To find this, we differentiate $$\frac{\partial z}{\partial x}$$ with respect to $$y$$.
We have $$\frac{\partial z}{\partial x} = -(x-y)^{-2}$$.
Let $$u = x-y$$, so $$\frac{\partial u}{\partial y} = -1$$.
Differentiating $$-u^{-2}$$ with respect to $$u$$ gives $$-(-2)u^{-3} = 2u^{-3}$$.

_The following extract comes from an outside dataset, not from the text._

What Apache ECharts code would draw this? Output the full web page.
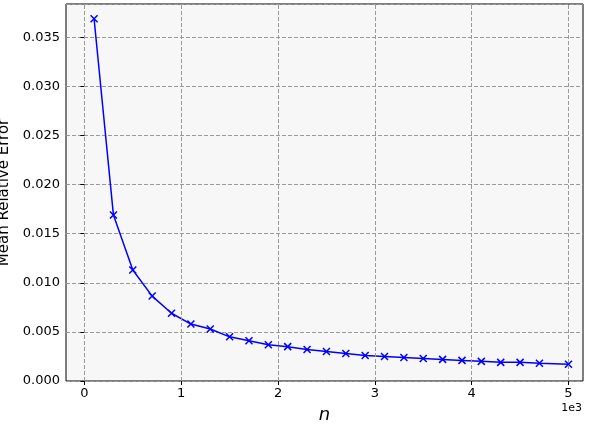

So, $$\frac{\partial^2 z}{\partial y \partial x} = 2 \cdot (x-y)^{-3} \cdot \frac{\partial}{\partial y}(x-y)$$
$$\frac{\partial^2 z}{\partial y \partial x} = 2 \cdot (x-y)^{-3} \cdot (-1)$$
$$\frac{\partial^2 z}{\partial y \partial x} = -2(x-y)^{-3}$$

**step9** Observing the Mixed Partial Derivatives

Upon calculating all four second partial derivatives, we can observe the mixed partials:
$$\frac{\partial^2 z}{\partial x \partial y} = -2(x-y)^{-3}$$
$$\frac{\partial^2 z}{\partial y \partial x} = -2(x-y)^{-3}$$
We can see that the second mixed partial derivatives are indeed equal, which is consistent with Clairaut's theorem (or Schwarz's theorem) for functions with continuous second derivatives.